Weapon of choice: Nine-millimeter semiautomatic pistols they're pop-pop-popping up everywhere, like autumn marigolds. A twenty-year-old was arrested at the 19th Street BART station for carrying one aboard a Richmond-bound train on October 5. Another was found on one of seven students arrested the previous day for a series of bathroom stickups at Concord's Mt. Diablo High School. Both guns were loaded and concealed. Is that a roll of quarters in your pocket, or are you just planning to shoot me?
"Beat" cop: What does Kensington's brand-new police chief have in common with Karen Carpenter? Both were professional rock drummers, of course! Selected from a pool of over seventy candidates, Greg Harman spent 24 years as a Daly City cop before taking the helm last month in the former dairyland. But before that, he beat the skins with garage band In the Past. "I had really long hair," he tells Apprehension. "And, well, I used to wear sparkles in my hair and eye makeup. I wore these pink bell-bottom hip-huggers with tank tops." A favorite among these tops was baby-blue. The band covered classic hits and, yes, when performing in Lodi they always played Creedence Clearwater Revival's "Lodi." "We hated it," Harman says, "but we had to." Now he's busy "defining roles and working out procedures" in Kensington's ten-person cop shop. As the first chief to enter this agency from out of town, he's concerned that locals will "get upset if I say I'm trying to make the department more professional. I'm not trying to take away the hometown feeling," he insists, but rather "clarifying how we do things and why we do things." Having spent so long as a beat cop and lieutenant, he might have a better rapport with officers and citizens than corporate-type chiefs would. "But it's a challenge," he muses. When he was a rank-and-filer and complaints surfaced, "it always used to be 'they, they, they.' Now that I'm 'they,' I can't blame 'them' anymore. The buck stops here."
Intellectual property: A theft was reported in downtown Berkeley on October 1. The loot? A "notebook containing 4 poems," the police report reads. That thief deserves poetic justice.
Courtroom drama: Why do East Bay criminals seem so cocksure? Why do we hear accounts such as the recent one by an Oaklander who watched the dozen kids who had just jumped him lounging and laughing in full view of cops who arrived and wrote up a report, but made no moves to arrest them? It begs a paraphrase of Chinatown's final line: "It's Oakland, Jake." One reason, according to Assistant District Attorney Thomas C. Rogers, is a local courtroom deficit. The number of Oakland's misdemeanor jury trial courts has shriveled from five to one over the past thirty years and that one also has had to handle Berkeley and Albany cases since Berkeley's three courts were closed in 2003. "It becomes very difficult to effectuate a guilty plea where a defendant believes that there is very little prospect that his case will ever go to trial," Rogers wrote in response to a recent request from Oakland neighborhood groups. "Pre-trial judges daily tell deputy district attorneys in plea-bargaining sessions that this case 'has to be pled out for credit for time served' because we have 'no courts.'"
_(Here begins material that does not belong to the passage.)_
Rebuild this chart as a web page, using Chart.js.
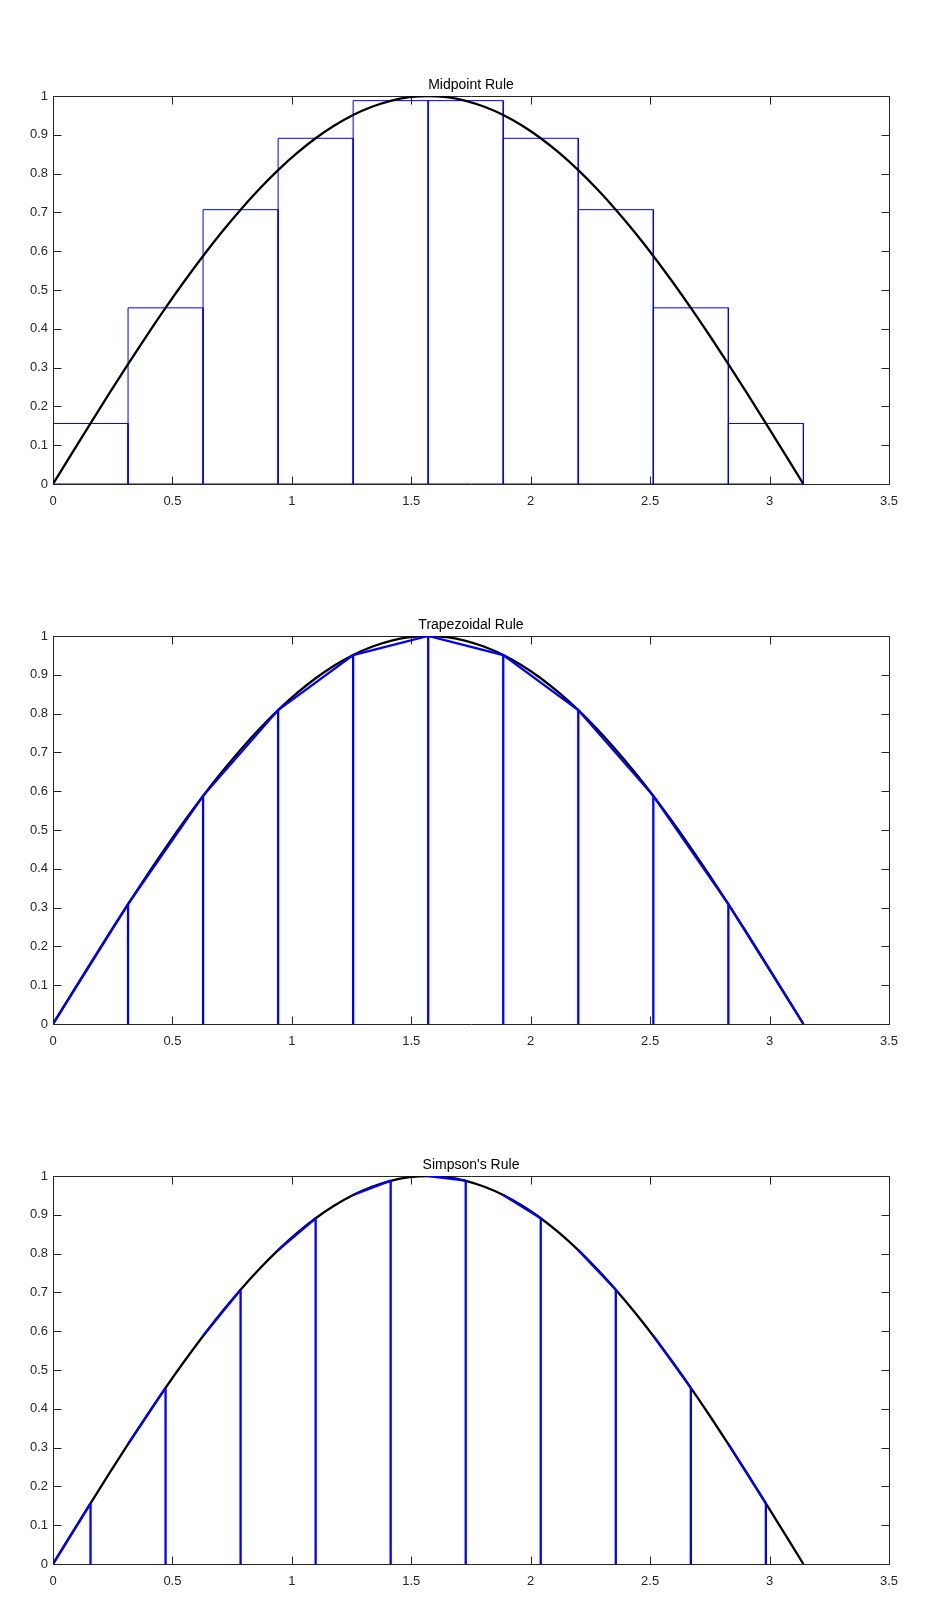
<!DOCTYPE html>
<html>
<head>
<meta charset="utf-8">
<script src="https://cdn.jsdelivr.net/npm/chart.js@4/dist/chart.umd.min.js"></script>
<style>
  html, body { margin: 0; padding: 0; background: #fff; }
  #wrap { position: relative; width: 935px; height: 1615px; background: #fff; }
  .panel { position: absolute; left: 0; width: 935px; height: 540px; }
</style>
</head>
<body>
<div id="wrap">
  <div class="panel" style="top:0px"><canvas id="c1" width="935" height="540"></canvas></div>
  <div class="panel" style="top:540px"><canvas id="c2" width="935" height="540"></canvas></div>
  <div class="panel" style="top:1080px"><canvas id="c3" width="935" height="540"></canvas></div>
</div>
<script>
// ---------- data ----------
const titles = ["Midpoint Rule", "Trapezoidal Rule", "Simpson's Rule"];
const xTickLabels = ["0", "0.5", "1", "1.5", "2", "2.5", "3", "3.5"];
const yTickLabels = ["0", "0.1", "0.2", "0.3", "0.4", "0.5", "0.6", "0.7", "0.8", "0.9", "1"];

// black reference curve
const curveX = [0, 0.0785, 0.1571, 0.2356, 0.3142, 0.3927, 0.4712, 0.5498, 0.6283, 0.7069,
  0.7854, 0.8639, 0.9425, 1.0210, 1.0996, 1.1781, 1.2566, 1.3352, 1.4137, 1.4923,
  1.5708, 1.6493, 1.7279, 1.8064, 1.8850, 1.9635, 2.0420, 2.1206, 2.1991, 2.2777,
  2.3562, 2.4347, 2.5133, 2.5918, 2.6704, 2.7489, 2.8274, 2.9060, 2.9845, 3.0631, 3.1416];
const curveY = [0, 0.0785, 0.1564, 0.2334, 0.3090, 0.3827, 0.4540, 0.5225, 0.5878, 0.6494,
  0.7071, 0.7604, 0.8090, 0.8526, 0.8910, 0.9239, 0.9511, 0.9724, 0.9877, 0.9969,
  1.0, 0.9969, 0.9877, 0.9724, 0.9511, 0.9239, 0.8910, 0.8526, 0.8090, 0.7604,
  0.7071, 0.6494, 0.5878, 0.5225, 0.4540, 0.3827, 0.3090, 0.2334, 0.1564, 0.0785, 0];

// midpoint rule rectangles
const midEdges = [0, 0.3142, 0.6283, 0.9425, 1.2566, 1.5708, 1.8850, 2.1991, 2.5133, 2.8274, 3.1416];
const midHeights = [0.156, 0.454, 0.707, 0.891, 0.988, 0.988, 0.891, 0.707, 0.454, 0.156];

// trapezoidal rule nodes
const trapX = [0, 0.3142, 0.6283, 0.9425, 1.2566, 1.5708, 1.8850, 2.1991, 2.5133, 2.8274, 3.1416];
const trapY = [0, 0.309, 0.588, 0.809, 0.951, 1.0, 0.951, 0.809, 0.588, 0.309, 0];

// simpson's rule nodes
const simpX = [0, 0.1571, 0.3142, 0.4712, 0.6283, 0.7854, 0.9425, 1.0996, 1.2566, 1.4137, 1.5708,
  1.7279, 1.8850, 2.0420, 2.1991, 2.3562, 2.5133, 2.6704, 2.8274, 2.9845, 3.1416];
const simpY = [0, 0.156, 0.309, 0.454, 0.588, 0.707, 0.809, 0.891, 0.951, 0.988, 1.0,
  0.988, 0.951, 0.891, 0.809, 0.707, 0.588, 0.454, 0.309, 0.156, 0];

// ---------- helpers ----------
const BLUE = '#0000ff';
const BLACK = '#000000';
const AXIS = '#262626';
const FONT = "'Liberation Sans', Arial, sans-serif";

function pts(xs, ys) { return xs.map((x, i) => ({ x: x, y: ys[i] })); }
function lineDs(data, color, width, smooth) {
  const d = { data: data, borderColor: color, backgroundColor: color, borderWidth: width,
    showLine: true, pointRadius: 0, pointHoverRadius: 0, fill: false, tension: 0 };
  if (smooth) { d.cubicInterpolationMode = 'monotone'; }
  return d;
}

const frame = {
  id: 'frame',
  beforeDatasetsDraw(chart) {
    const ctx = chart.ctx;
    const a = chart.chartArea;
    const xs = chart.scales.x, ys = chart.scales.y;
    const L = Math.round(a.left) + 0.5, R = Math.round(a.right) + 0.5;
    const T = Math.round(a.top) + 0.5, B = Math.round(a.bottom) + 0.5;
    ctx.save();
    ctx.strokeStyle = AXIS;
    ctx.lineWidth = 1;
    ctx.beginPath();
    ctx.rect(L, T, R - L, B - T);
    const TL = 8;
    xs.ticks.forEach(t => {
      const px = Math.round(xs.getPixelForValue(t.value)) + 0.5;
      ctx.moveTo(px, B); ctx.lineTo(px, B - TL);
      ctx.moveTo(px, T); ctx.lineTo(px, T + TL);
    });
    ys.ticks.forEach(t => {
      const py = Math.round(ys.getPixelForValue(t.value)) + 0.5;
      ctx.moveTo(L, py); ctx.lineTo(L + TL, py);
      ctx.moveTo(R, py); ctx.lineTo(R - TL, py);
    });
    ctx.stroke();
    ctx.restore();
  },
  afterDraw(chart) {
    const ctx = chart.ctx;
    const a = chart.chartArea;
    ctx.save();
    ctx.fillStyle = BLACK;
    ctx.font = '14px ' + FONT;
    ctx.textAlign = 'center';
    ctx.textBaseline = 'alphabetic';
    ctx.fillText(chart.options.plugins.frame.title, (a.left + a.right) / 2, a.top - 7);
    ctx.restore();
  }
};

function makeChart(id, title, datasets) {
  return new Chart(document.getElementById(id), {
    type: 'scatter',
    data: { datasets: datasets },
    plugins: [frame],
    options: {
      responsive: false,
      animation: false,
      devicePixelRatio: 1,
      layout: { padding: { left: 0, right: 46, top: 96, bottom: 0 } },
      plugins: { legend: { display: false }, tooltip: { enabled: false }, frame: { title: title } },
      events: [],
      scales: {
        x: {
          type: 'linear', position: 'bottom', min: 0, max: 3.5,
          grid: { display: false, drawTicks: false }, border: { display: false },
          afterFit(s) { s.height = 56; },
          ticks: { stepSize: 0.5, padding: 10, color: AXIS, maxRotation: 0, autoSkip: false,
            font: { family: FONT, size: 13 },
            callback: (v, i) => xTickLabels[i] }
        },
        y: {
          type: 'linear', position: 'left', min: 0, max: 1,
          grid: { display: false, drawTicks: false }, border: { display: false },
          afterFit(s) { s.width = 53; },
          ticks: { stepSize: 0.1, padding: 5, color: AXIS, autoSkip: false,
            font: { family: FONT, size: 13 },
            callback: (v, i) => yTickLabels[i] }
        }
      }
    }
  });
}

// ---------- chart 1: midpoint ----------
const ds1 = [lineDs(pts(curveX, curveY), BLACK, 2.3, true)];
midHeights.forEach((h, i) => {
  const a = midEdges[i], b = midEdges[i + 1];
  ds1.push(lineDs([{ x: a, y: 0 }, { x: a, y: h }, { x: b, y: h }, { x: b, y: 0 }, { x: a, y: 0 }], BLUE, 1));
});
makeChart('c1', titles[0], ds1);

// ---------- chart 2: trapezoidal ----------
const ds2 = [lineDs(pts(trapX, trapY), BLUE, 2.3)];
trapX.forEach((x, i) => {
  if (trapY[i] > 0) ds2.push(lineDs([{ x: x, y: 0 }, { x: x, y: trapY[i] }], BLUE, 2.3));
});
ds2.push(lineDs(pts(curveX, curveY), BLACK, 2.3, true));
makeChart('c2', titles[1], ds2);

// ---------- chart 3: simpson ----------
const ds3 = [];
for (let k = 0; k + 1 < simpX.length; k += 2) {
  ds3.push(lineDs([{ x: simpX[k], y: simpY[k] }, { x: simpX[k + 1], y: simpY[k + 1] }], BLUE, 2.3));
  ds3.push(lineDs([{ x: simpX[k + 1], y: 0 }, { x: simpX[k + 1], y: simpY[k + 1] }], BLUE, 2.3));
}
ds3.push(lineDs(pts(curveX, curveY), BLACK, 2.3, true));
makeChart('c3', titles[2], ds3);
</script>
</body>
</html>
Trick-or-treat: Could there be a more suitable surname for a woman lying "incoherent," as the police report states, on the floor near the cash registers in Walnut Creek's Halloween Headquarters outlet on September 28? Arrested on suspicion of public drunkenness amid the ghost costumes and plastic headstones was a certain Ms. Hardgraves.
Strip-ups: You're minding your own business, gettin' your party on, when three men barge in, beat three revelers' heads with a shotgun butt, force them to strip, then steal a wallet, a set of keys, a pair of jeans, and a pair of sneakers. Occurring last month on the 6200 block of Doyle Street in Emeryville, it was the latest in a series of similar incidents. This tiny shorefront town is rapidly becoming the world's strip-and-steal capital. Elsewhere in E-ville, two men distracted clerks at Victoria's Secret while four women stuffed bras and panties into their bags and escaped.
Game theory: Remember that case last month when ten attackers stole a man's PSP game on a BART train approaching 19th Street, where six juveniles were cited and released? On October 4, a group of teens "as many as five," the victim told cops beat a man and stole his PSP game at El Cerrito Plaza station. They fled on foot, eluding capture.